Check out Nutch, not sure if its exactly what you want though. It's in Java not ...

sarosh · on March 30, 2008

I concur with the Nutch vote; but more specifically, take a look at the crawler code written in the src trunk for use with Hadoop. That is probably a good place to start. Also worth a look is Heritrix (crawler for archive.org). http://sourceforge.net/projects/archive-crawler Sadly, this too is written in Java.

The only Python one I am aware of for which code is available is: http://sourceforge.net/projects/ruya/

Edit: You might also want to take a look at http://wiki.apache.org/hadoop/AmazonEC2

Edit2: Polybot is another Python based crawler, but no code. However, the paper has some interesting ideas:

Design and Implementation of a High-Performance Distributed Web Crawler. V. Shkapenyuk and T. Suel. IEEE International Conference on Data Engineering, February 2002. http://cis.poly.edu/westlab/polybot/

inovica · on March 30, 2008

Good response. We've created a basic crawler in Python, but are looking for something more powerful too. Heritrix above looks good

groovyone · on March 30, 2008

Thanks. Still would like to use Python to be honest (any python suggestions?), but I'll give this a go. Going to do some more research and might post back findings if anyone would be interested in critiquing them. I'm creating this startup from scratch so if there is anyone interested in the crawler side of things I'd be happy to chat either about collaboration or sharing ideas.

konsl · on March 30, 2008

If you're looking at building your own crawler in Python from scratch, here's a benchmark of SGML parsers:

http://72.14.205.104/search?q=cache:LYoRD1GTP2UJ:www.oluyede...

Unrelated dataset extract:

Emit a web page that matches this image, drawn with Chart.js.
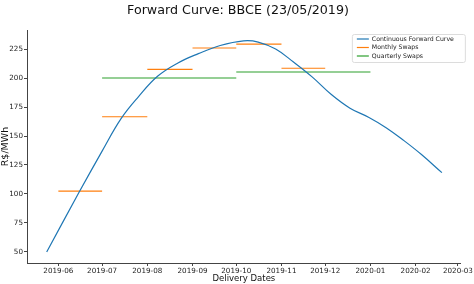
<!DOCTYPE html>
<html>
<head>
<meta charset="utf-8">
<script src="https://cdn.jsdelivr.net/npm/chart.js@4.4.0/dist/chart.umd.min.js"></script>
<style>
html, body { margin: 0; padding: 0; background: #fff; }
</style>
</head>
<body>
<canvas id="fwdChart" width="474" height="284"></canvas>
<script>
// Curva forward contínua (R$/MWh)
const curveDates = ['2019-05-24', '2019-06-15', '2019-07-01', '2019-07-14', '2019-07-26', '2019-08-08',
    '2019-08-22', '2019-09-05', '2019-09-20', '2019-10-06', '2019-10-16', '2019-10-28', '2019-11-09',
    '2019-11-22', '2019-12-05', '2019-12-18', '2019-12-31', '2020-01-12', '2020-01-24', '2020-02-05',
    '2020-02-19'];
const curveValues = [50, 101, 137, 165, 184, 201.5,
    213, 221, 228, 232, 231, 225, 214,
    201, 186, 174, 166, 157, 146, 134,
    118.4];

// Swaps mensais
const monthlyStarts = ['2019-06-01', '2019-07-01', '2019-08-01', '2019-09-01', '2019-10-01', '2019-11-01'];
const monthlyEnds = ['2019-07-01', '2019-08-01', '2019-09-01', '2019-10-01', '2019-11-01', '2019-12-01'];
const monthlyValues = [102.5, 166.6, 207.5, 225.9, 229.3, 208.4];

// Swaps trimestrais
const quarterlyStarts = ['2019-07-01', '2019-10-01'];
const quarterlyEnds = ['2019-10-01', '2020-01-01'];
const quarterlyValues = [200, 205.2];

// Eixos
const xTickMonths = ['2019-06', '2019-07', '2019-08', '2019-09', '2019-10', '2019-11', '2019-12', '2020-01', '2020-02', '2020-03'];
const yTickValues = [50, 75, 100, 125, 150, 175, 200, 225];

const day = 86400000;
const toMs = s => Date.parse(s.length === 7 ? s + '-01' : s);

function segments(starts, ends, values) {
    const pts = [];
    values.forEach((v, i) => {
        pts.push({ x: toMs(starts[i]), y: v });
        pts.push({ x: toMs(ends[i]), y: v });
        pts.push({ x: toMs(ends[i]), y: null });
    });
    return pts;
}

const font = "'DejaVu Sans', sans-serif";

// Título centrado sobre os eixos
const plotTitle = {
    id: 'plotTitle',
    afterDraw(chart) {
        const ctx = chart.ctx;
        ctx.save();
        ctx.font = '12.7px ' + font;
        ctx.fillStyle = '#111';
        ctx.textAlign = 'center';
        ctx.textBaseline = 'middle';
        ctx.fillText('Forward Curve: BBCE (23/05/2019)', 238, 11);
        ctx.restore();
    }
};

// Legenda com caixa, estilo matplotlib
const boxLegend = {
    id: 'boxLegend',
    afterDraw(chart) {
        const ctx = chart.ctx;
        const area = chart.chartArea;
        const w = 113, h = 28;
        const x0 = area.right + 4 - w, y0 = area.top + 4;
        ctx.save();
        ctx.fillStyle = 'rgba(255,255,255,0.8)';
        ctx.strokeStyle = '#dcdcdc';
        ctx.lineWidth = 1;
        ctx.beginPath();
        ctx.roundRect(x0 + 0.5, y0 + 0.5, w, h, 2);
        ctx.fill();
        ctx.stroke();
        ctx.font = '6.2px ' + font;
        ctx.textBaseline = 'middle';
        chart.data.datasets.forEach((ds, i) => {
            const y = y0 + 5 + i * 8.5;
            ctx.strokeStyle = ds.borderColor;
            ctx.lineWidth = 1.2;
            ctx.beginPath();
            ctx.moveTo(x0 + 5, y);
            ctx.lineTo(x0 + 17, y);
            ctx.stroke();
            ctx.fillStyle = '#222';
            ctx.fillText(ds.label, x0 + 20, y);
        });
        ctx.restore();
    }
};

new Chart(document.getElementById('fwdChart'), {
    type: 'line',
    data: {
        datasets: [
            {
                label: 'Continuous Forward Curve',
                data: curveDates.map((d, i) => ({ x: toMs(d), y: curveValues[i] })),
                borderColor: '#1f77b4',
                borderWidth: 1.2,
                pointRadius: 0,
                tension: 0.4
            },
            {
                label: 'Monthly Swaps',
                data: segments(monthlyStarts, monthlyEnds, monthlyValues),
                borderColor: '#ff7f0e',
                borderWidth: 1.2,
                pointRadius: 0,
                spanGaps: false
            },
            {
                label: 'Quarterly Swaps',
                data: segments(quarterlyStarts, quarterlyEnds, quarterlyValues),
                borderColor: '#2ca02c',
                borderWidth: 1.2,
                pointRadius: 0,
                spanGaps: false
            }
        ]
    },
    options: {
        responsive: false,
        animation: false,
        devicePixelRatio: 1,
        layout: { padding: { left: 0, right: 8, top: 30, bottom: 0 } },
        plugins: {
            legend: { display: false },
            tooltip: { enabled: false },
            title: { display: false }
        },
        scales: {
            x: {
                type: 'linear',
                min: toMs('2019-05-10') + day / 2,
                max: toMs('2020-03-03'),
                afterBuildTicks: axis => { axis.ticks = xTickMonths.map(m => ({ value: toMs(m) })); },
                afterFit: axis => { axis.height = 21; },
                ticks: {
                    autoSkip: false,
                    maxRotation: 0,
                    padding: 1,
                    color: '#222',
                    font: { family: font, size: 7.2 },
                    callback: v => {
                        const d = new Date(v);
                        return d.getUTCFullYear() + '-' + String(d.getUTCMonth() + 1).padStart(2, '0');
                    }
                },
                grid: { drawOnChartArea: false, drawTicks: true, tickLength: 3, color: '#444' },
                border: { display: true, color: '#444', width: 1 },
                title: {
                    display: true,
                    text: 'Delivery Dates',
                    color: '#111',
                    font: { family: font, size: 8.5 },
                    padding: { top: 0, bottom: 0 }
                }
            },
            y: {
                min: 40.5,
                max: 241.4,
                afterBuildTicks: axis => { axis.ticks = yTickValues.map(v => ({ value: v })); },
                afterFit: axis => { axis.width = 27; },
                ticks: {
                    padding: 1,
                    color: '#222',
                    font: { family: font, size: 7.2 }
                },
                grid: { drawOnChartArea: false, drawTicks: true, tickLength: 3, color: '#444' },
                border: { display: true, color: '#444', width: 1 },
                title: {
                    display: true,
                    text: 'R$/MWh',
                    color: '#111',
                    font: { family: font, size: 9.5 },
                    padding: { top: 0, bottom: 0 }
                }
            }
        }
    },
    plugins: [plotTitle, boxLegend]
});
</script>
</body>
</html>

We've been playing with sgmlop (http://effbot.org/zone/sgmlop-index.htm) for parsing and urllib2 (http://docs.python.org/lib/module-urllib2.html) for fetching.

dshah · on March 30, 2008

I'm going to vote for Nutch too. Have heard good things.

Also, if someone on this list wants to work on a cool web spidering project (probably using Nutch), send me a message. I'm looking for someone.

surya · on March 31, 2008

I'm interested...